Court's Rejection of Ambiguity
In reversing the trial court's decision, the Supreme Court of Texas found that the lower court's determination of ambiguity was incorrect. The Court clarified that the fee agreement's language and the established context indicated a clear intent for the agreement to be with Greenberg Peden. It stated that the circumstances surrounding the agreement did not suggest a different interpretation that would warrant ambiguity. The Court concluded that the extrinsic evidence considered by the trial court did not alter the straightforward nature of the agreement as expressed in its text. Ultimately, the Court held that the fee agreement was clear and unambiguous, thereby reinforcing the importance of precise language in legal contracts.

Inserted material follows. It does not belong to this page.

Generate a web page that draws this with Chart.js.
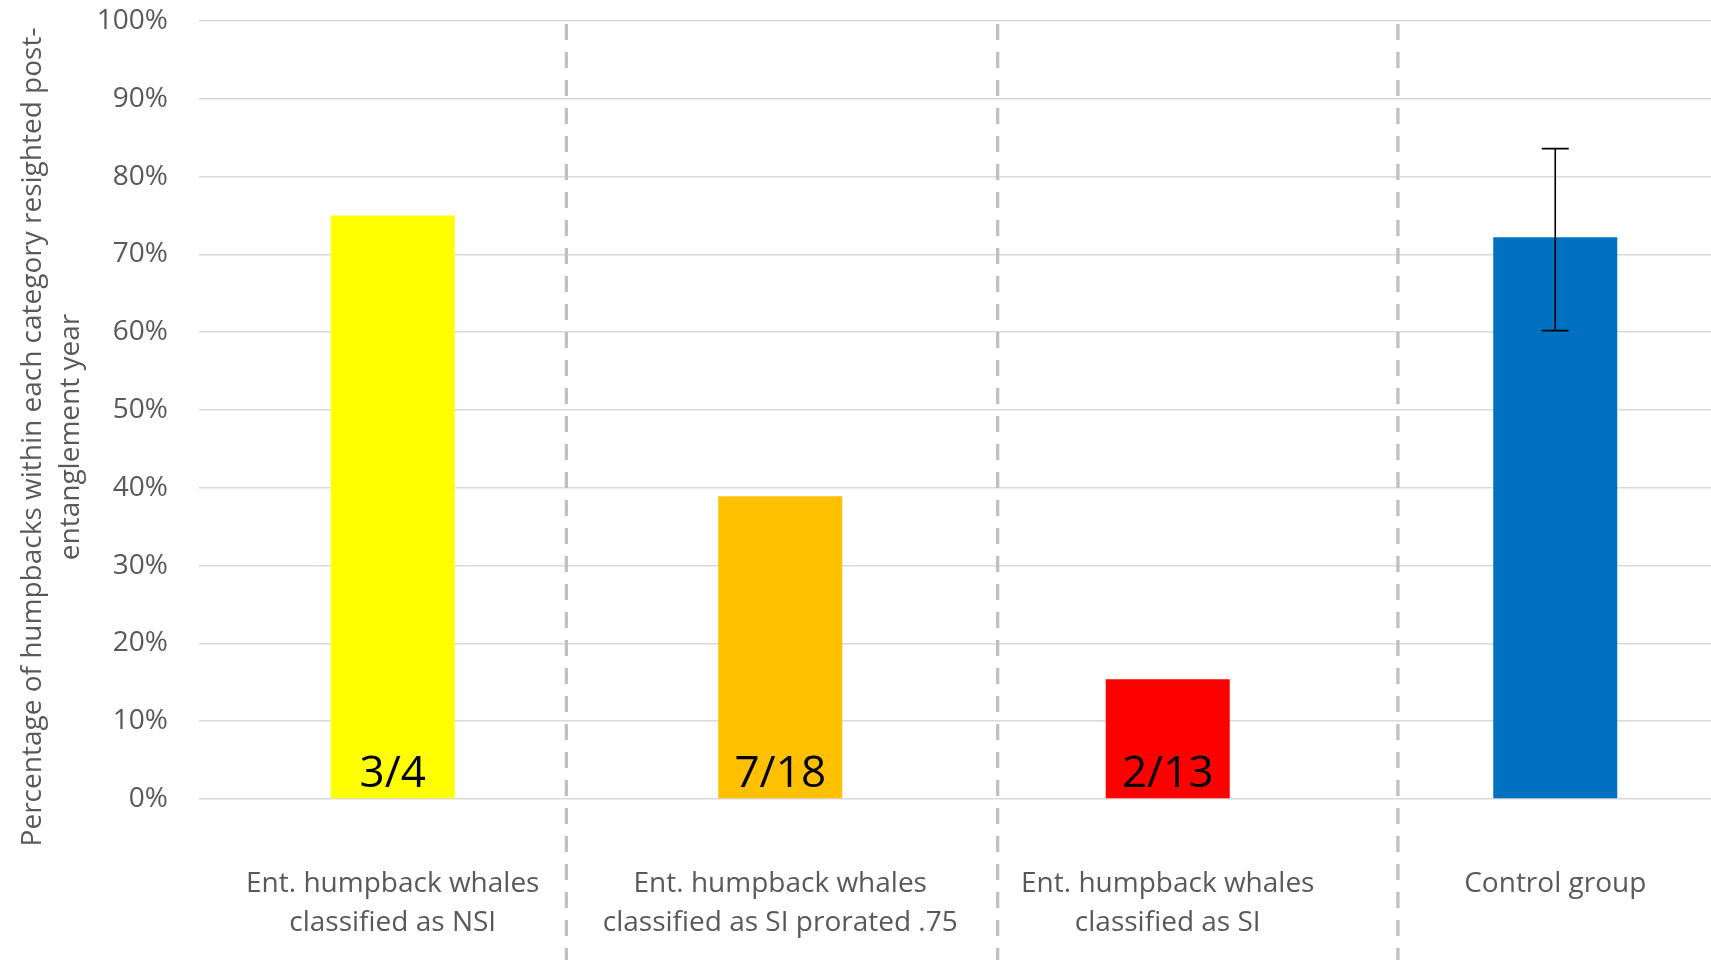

Final Ruling and Implications
The Supreme Court of Texas ruled that the fee agreement was made with Greenberg Peden, P.C., and not with Swonke personally. This decision clarified the legal standing of attorney-client agreements and set a precedent for how such agreements should be interpreted in the future. The ruling emphasized that clients should expect clarity in their contractual relationships with attorneys, which serves to protect their interests in legal matters. As a result, the case underscored the importance of maintaining clear documentation in attorney-client agreements to prevent disputes over representation and compensation. The decision also highlighted the court's role in scrutinizing attorney-client agreements to ensure adherence to ethical standards and fiduciary duties.